The phrase was intended to make fun of the Wisconsin governor (a guy by the name of James Duane Doty) for contradicting himself. (Also, the paper apparently made a typo in leaving out the word “by”.)
In a May 7, 1884, Chicago Tribune article, a writer uses the phrase in a column opposing a plan to build a railroad connecting the U.S. to Argentina. “To attempt to construct or run [a railroad] now against the existing trade barriers will be as hopeless a task as the man undertook who tried to elevate himself by his bootstraps.” (The article talks of “walls,” “tariffs” and “trade” with respect to Mexico and other countries in Asia and is eerily reminiscent of our current political moment.)
In a separate Tribune article about a labor rally that appeared several months later, a man is quoted as saying that the Democratic and Republican parties have so subjugated the laborer that, “if he elevated himself at all, he must pull himself up by his boot-straps.” Little did that labor organizer know that 100 years later, his socialist rallying cry would be co-opted by the very capitalist overlords he once railed against.
The bootstraps narrative, however, didn’t really start to catch on with the mainstream until the 1930s, amid the Great Depression, when pulling yourself up by your bootstraps became “a slogan of self-sufficiency in the face of harsh conditions,” says Adams.
The term took on added political significance in the 1960s, when social conservatives weaponized the bootstraps phrase against African Americans engaged in the Civil Rights movement. For their part, Civil Rights leaders fought back by calling bullshit on the the entire bootstraps narrative. For example, in his 1969 inauguration speech for being appointed the first black president of Florida A&M University, Dr. Benjamin L. Perry, Jr., exposed the bootstraps mentality as faulty:
“Those misinformed citizens who ponder why Black America has not lifted itself by its bootstraps should be aware that when the black man was brought to America by slave traders he had neither boots nor bootstraps. … For over 300 years the black man in America has been isolated from the so-called ‘bootstrap’ culture.”

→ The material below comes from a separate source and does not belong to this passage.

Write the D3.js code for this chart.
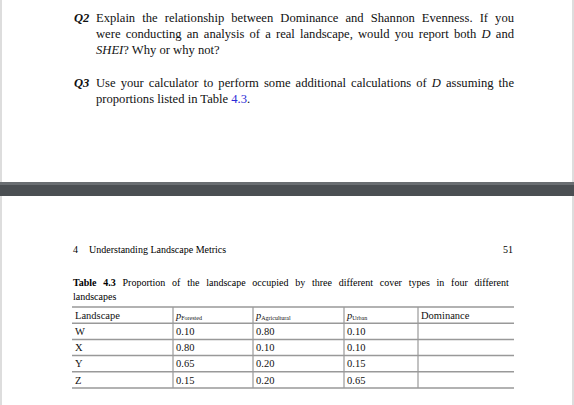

None of this, though, stopped politicians from evoking bootstraps whenever they wanted to argue against welfare and other social programs. In fact, the phrase spiked in popularity during the late-1980s and early-1990s, when conservatives were conjuring up parasitic Welfare Queens who leeched off the nanny state at the expense of other taxpayers.
It’s a strange journey for the bootstraps phrase, but not an uncommon one. Conservatives often co-opt progressive terms, and turn them back on the very people who originated them. “Political correctness,” for instance, was originally a way for liberals to criticize politicians who lack conviction, and only ever do the politically expedient thing. Now, conservatives use it to accuse liberals of stifling free speech.
Similarly, “fake news” was originally used to describe fraudulent news “articles” that were intentionally meant to deceive U.S. citizens, for either political or monetary gain. Now, President Trump and Fox News use the term to discredit news organizations they disagree with.
But first, there was bootstraps — a phrase that went from a way to mock something as a fool’s errand, to a rebel yell, to a way to tell poor people they deserve to be poor.